The International Association of Dry Cargo Ship-owners (INTERCARGO) represents the interests of owners, operators and managers of dry cargo shipping and works closely with the other international associations to promote a safe, high quality, efficient and profitable industry.

Interim Certificate of Registry

Issued where there exists a “transfer of ownership” request with Cayman for a vessel that is not on its Register and negotiations and/or paperwork and the like are not yet concluded between the buyer and seller but the buyer (expected owner) is eligible to qualify and intends to register the vessel in Cayman.


The International Association of Independent Tanker Owners (INTERTANKO) is a forum where the industry meets, policies are discussed and statements are created to represent the interests of independent tanker owners and operators of oil and chemical tankers.


International Oil Pollution Prevention 


The International Shipping Federation (ISF) is an international employers' organisation dedicated to maritime manpower issues, providing advice and guidance to members on industrial relations issues.
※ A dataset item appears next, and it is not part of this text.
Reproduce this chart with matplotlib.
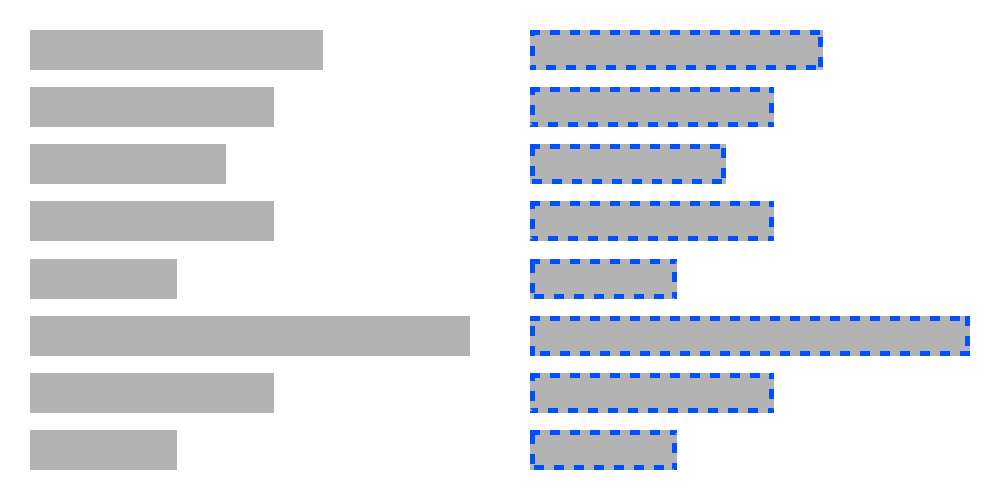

International Safety Management 

ISM Code

The International Safety Management Code requires development and implementation of a safety management system which addresses all of a company’s activities onshore and on board its ships. The Code places the responsibility for the safety of ships and the prevention of pollution where it truly lies, within the company management structure. This means that the whole organisation is responsible for safety, not just the ship’s master or shore-based manager. This code is mandatory and falls under SOLAS Chapter IX.


International Ship and Port Security


The International Ship and Port Facility Security Code is a comprehensive set of measures designed to enhance the security of ships and port facilities, developed in response to the perceived threats to ships and port facilities in the wake of the 9/11 attacks. The ISPS Code is given force through Chapter XI-2 of SOLAS. The Code has two parts, one mandatory and one recommended. In essence, the Code takes the approach that ensuring the security of ships and port facilities is a risk management activity and that, to determine what security measures are appropriate, an assessment of the risks must be made in each particular case. The purpose of the Code is to provide a standardised, consistent framework for evaluating risk, enabling governments to offset changes in threat with changes in vulnerability for ships and port facilities through determination and implementation of appropriate security levels and corresponding security measures.


International Ship Security Certificate 


International Tonnage Certificate 


The International Transport Workers' Federation (ITF) represents transport workers worldwide and promotes their main interests (working conditions, remuneration and benefits) through global campaigning and solidarity. The ITF is one of the world's oldest and largest labour unions. Created in 1896, the federation now represents more than 5 million workers in 137 countries. For 50 years, it has campaigned against the so-labeled “flags of convenience” system.